> _What the exercise asks_: Using the listing below, please gather every line containing the word "chart".

> _Entries provided_:
============
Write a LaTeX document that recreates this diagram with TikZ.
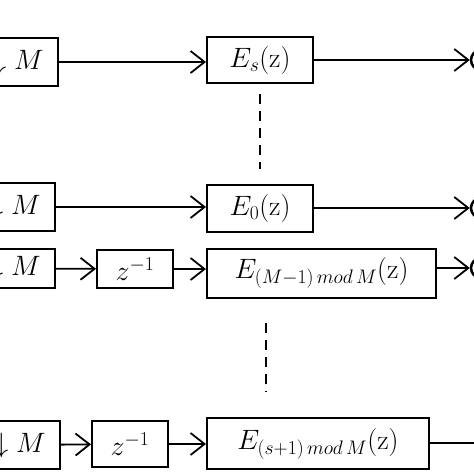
============
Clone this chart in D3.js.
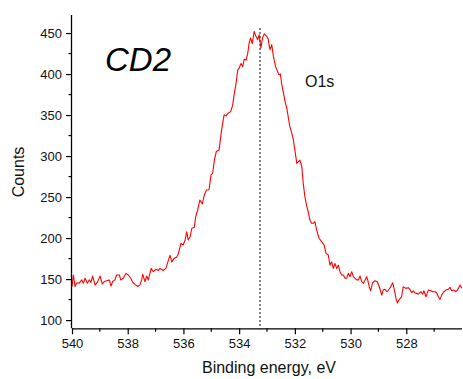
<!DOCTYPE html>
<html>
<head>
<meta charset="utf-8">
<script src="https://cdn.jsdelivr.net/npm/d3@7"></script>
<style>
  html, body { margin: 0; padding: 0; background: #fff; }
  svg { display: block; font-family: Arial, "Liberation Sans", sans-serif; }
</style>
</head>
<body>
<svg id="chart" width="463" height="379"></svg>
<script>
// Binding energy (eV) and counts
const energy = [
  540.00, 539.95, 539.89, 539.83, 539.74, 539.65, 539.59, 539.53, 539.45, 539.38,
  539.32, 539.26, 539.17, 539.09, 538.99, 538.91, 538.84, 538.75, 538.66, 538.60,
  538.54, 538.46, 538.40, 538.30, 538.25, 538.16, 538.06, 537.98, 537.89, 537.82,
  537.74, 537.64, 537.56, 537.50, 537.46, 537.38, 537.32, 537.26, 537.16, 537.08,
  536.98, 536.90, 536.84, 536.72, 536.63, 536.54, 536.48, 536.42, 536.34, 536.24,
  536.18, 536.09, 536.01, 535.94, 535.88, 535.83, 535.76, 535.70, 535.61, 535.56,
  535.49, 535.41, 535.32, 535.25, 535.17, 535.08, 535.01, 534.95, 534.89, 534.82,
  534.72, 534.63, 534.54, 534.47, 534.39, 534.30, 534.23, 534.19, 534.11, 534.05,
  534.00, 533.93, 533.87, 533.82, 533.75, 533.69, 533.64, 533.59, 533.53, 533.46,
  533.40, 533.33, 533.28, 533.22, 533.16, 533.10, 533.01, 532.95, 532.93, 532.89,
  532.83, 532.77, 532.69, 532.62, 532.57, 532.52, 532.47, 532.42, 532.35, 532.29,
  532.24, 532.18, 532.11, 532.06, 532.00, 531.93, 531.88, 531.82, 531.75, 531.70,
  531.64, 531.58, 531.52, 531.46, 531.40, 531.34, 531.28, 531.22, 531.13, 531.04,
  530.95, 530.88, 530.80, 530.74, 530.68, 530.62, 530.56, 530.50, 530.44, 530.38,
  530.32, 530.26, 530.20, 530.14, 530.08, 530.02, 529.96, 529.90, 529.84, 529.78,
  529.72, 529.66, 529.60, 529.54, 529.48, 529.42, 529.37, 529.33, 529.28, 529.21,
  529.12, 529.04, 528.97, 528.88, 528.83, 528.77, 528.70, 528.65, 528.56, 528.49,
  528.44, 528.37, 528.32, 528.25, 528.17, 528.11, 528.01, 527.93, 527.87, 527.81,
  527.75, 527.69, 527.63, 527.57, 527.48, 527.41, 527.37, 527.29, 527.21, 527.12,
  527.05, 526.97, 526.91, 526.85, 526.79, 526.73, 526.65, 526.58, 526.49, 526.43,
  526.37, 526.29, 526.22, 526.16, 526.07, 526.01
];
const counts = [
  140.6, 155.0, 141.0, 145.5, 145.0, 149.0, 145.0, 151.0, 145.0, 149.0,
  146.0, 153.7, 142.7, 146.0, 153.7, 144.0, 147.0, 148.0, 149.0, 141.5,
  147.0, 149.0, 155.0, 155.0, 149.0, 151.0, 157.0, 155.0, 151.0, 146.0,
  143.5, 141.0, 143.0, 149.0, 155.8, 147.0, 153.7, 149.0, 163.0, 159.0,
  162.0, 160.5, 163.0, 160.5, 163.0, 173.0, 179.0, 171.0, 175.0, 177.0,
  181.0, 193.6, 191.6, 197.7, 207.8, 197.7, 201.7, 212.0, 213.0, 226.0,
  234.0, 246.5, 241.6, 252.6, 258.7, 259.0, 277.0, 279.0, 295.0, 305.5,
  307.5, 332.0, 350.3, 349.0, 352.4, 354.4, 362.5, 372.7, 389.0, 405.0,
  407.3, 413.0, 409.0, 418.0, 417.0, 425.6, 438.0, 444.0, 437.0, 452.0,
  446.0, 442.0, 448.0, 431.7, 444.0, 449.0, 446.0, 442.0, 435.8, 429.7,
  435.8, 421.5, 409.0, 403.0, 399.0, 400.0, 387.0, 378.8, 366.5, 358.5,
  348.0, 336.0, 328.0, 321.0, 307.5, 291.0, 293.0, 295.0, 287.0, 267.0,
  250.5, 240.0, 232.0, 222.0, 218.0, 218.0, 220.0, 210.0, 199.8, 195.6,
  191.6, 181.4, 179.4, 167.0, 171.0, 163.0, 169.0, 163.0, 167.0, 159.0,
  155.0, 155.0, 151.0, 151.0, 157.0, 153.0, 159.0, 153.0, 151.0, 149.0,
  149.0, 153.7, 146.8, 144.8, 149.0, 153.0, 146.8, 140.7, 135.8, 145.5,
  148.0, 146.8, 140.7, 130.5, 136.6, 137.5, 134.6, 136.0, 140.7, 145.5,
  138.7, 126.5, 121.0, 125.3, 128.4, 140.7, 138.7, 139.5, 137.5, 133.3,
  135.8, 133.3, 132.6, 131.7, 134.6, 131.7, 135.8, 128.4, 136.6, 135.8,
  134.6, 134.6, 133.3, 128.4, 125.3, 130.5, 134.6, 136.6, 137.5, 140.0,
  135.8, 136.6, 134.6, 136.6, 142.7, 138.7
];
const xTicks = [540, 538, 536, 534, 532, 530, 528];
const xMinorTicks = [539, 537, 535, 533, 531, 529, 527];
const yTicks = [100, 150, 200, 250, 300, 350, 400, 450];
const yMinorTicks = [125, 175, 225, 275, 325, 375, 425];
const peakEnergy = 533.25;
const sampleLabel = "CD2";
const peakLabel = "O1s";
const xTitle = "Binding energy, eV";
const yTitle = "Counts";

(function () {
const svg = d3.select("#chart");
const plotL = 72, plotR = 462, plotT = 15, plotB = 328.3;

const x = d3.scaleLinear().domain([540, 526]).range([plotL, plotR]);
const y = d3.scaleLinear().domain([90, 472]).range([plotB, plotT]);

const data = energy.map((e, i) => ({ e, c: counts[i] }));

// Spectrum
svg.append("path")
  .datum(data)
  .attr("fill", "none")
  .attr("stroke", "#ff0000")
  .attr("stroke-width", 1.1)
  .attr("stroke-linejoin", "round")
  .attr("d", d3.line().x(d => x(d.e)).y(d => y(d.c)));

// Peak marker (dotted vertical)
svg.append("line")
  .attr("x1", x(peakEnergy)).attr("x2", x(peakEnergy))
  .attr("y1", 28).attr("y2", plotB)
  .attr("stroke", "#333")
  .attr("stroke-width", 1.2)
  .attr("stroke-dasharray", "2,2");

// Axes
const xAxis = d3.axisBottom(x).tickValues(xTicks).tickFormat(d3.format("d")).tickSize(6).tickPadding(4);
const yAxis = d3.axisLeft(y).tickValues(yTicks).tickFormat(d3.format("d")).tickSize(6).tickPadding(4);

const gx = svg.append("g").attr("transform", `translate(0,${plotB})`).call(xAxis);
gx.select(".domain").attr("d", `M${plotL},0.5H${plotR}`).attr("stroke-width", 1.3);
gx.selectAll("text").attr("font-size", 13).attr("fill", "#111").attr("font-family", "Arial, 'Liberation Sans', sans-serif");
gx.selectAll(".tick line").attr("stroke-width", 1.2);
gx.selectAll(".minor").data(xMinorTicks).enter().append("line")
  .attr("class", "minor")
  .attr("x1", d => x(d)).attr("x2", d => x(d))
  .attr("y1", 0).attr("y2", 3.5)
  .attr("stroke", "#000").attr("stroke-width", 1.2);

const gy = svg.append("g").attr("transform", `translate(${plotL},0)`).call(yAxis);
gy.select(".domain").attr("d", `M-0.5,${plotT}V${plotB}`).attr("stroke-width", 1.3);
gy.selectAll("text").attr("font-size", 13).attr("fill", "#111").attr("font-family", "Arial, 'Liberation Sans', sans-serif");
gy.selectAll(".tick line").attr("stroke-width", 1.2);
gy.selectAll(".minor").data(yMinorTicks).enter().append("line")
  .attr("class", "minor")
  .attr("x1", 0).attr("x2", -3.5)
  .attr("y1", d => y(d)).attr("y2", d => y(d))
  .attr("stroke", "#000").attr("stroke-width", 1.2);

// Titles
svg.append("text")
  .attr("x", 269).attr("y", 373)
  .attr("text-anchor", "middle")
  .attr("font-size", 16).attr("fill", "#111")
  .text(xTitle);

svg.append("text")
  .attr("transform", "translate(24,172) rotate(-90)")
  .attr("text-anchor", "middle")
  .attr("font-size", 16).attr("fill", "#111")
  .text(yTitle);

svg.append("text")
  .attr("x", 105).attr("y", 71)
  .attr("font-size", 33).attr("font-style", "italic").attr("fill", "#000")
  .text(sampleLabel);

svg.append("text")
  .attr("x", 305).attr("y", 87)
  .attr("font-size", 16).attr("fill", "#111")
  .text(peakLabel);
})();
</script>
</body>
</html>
============
> _Exercise solution_:
Clone this chart in D3.js.
<svg id="chart" width="463" height="379"></svg>
const svg = d3.select("#chart");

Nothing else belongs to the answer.